Question

Solve the following inequality algebraically.
$$4\left \lvert x-7 \right \rvert+3<27$$

Answer

**step1** Understanding the problem

We are given an inequality involving an absolute value: $$4\left \lvert x-7 \right \rvert+3<27$$. Our goal is to find all possible values of 'x' that satisfy this inequality. The problem explicitly states to solve it algebraically.

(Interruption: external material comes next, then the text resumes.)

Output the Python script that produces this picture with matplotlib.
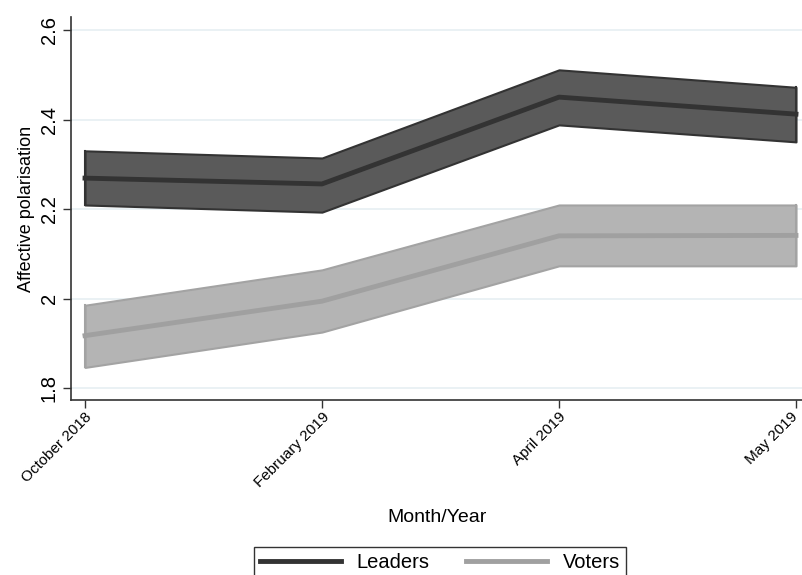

**step2** Isolating the absolute value term

First, we need to isolate the absolute value expression, $$\left \lvert x-7 \right \rvert$$.
We begin by subtracting 3 from both sides of the inequality:
$$4\left \lvert x-7 \right \rvert+3-3 < 27-3$$
$$4\left \lvert x-7 \right \rvert < 24$$
Next, we divide both sides by 4:
$$\frac{4\left \lvert x-7 \right \rvert}{4} < \frac{24}{4}$$
$$\left \lvert x-7 \right \rvert < 6$$

**step3** Converting absolute value inequality to a compound inequality

An inequality of the form $$\left \lvert A \right \rvert < B$$ (where B is a positive number) can be rewritten as a compound inequality: $$-B < A < B$$.
In our case, $$A = x-7$$ and $$B = 6$$.
So, we can rewrite the inequality $$\left \lvert x-7 \right \rvert < 6$$ as:
$$-6 < x-7 < 6$$

**step4** Solving the compound inequality

To solve for 'x', we need to isolate 'x' in the middle of the compound inequality. We do this by adding 7 to all three parts of the inequality:
$$-6 + 7 < x-7 + 7 < 6 + 7$$
$$1 < x < 13$$

**step5** Stating the solution

The solution to the inequality $$4\left \lvert x-7 \right \rvert+3<27$$ is all values of 'x' such that 'x' is greater than 1 and less than 13. This can be written in interval notation as $$(1, 13)$$.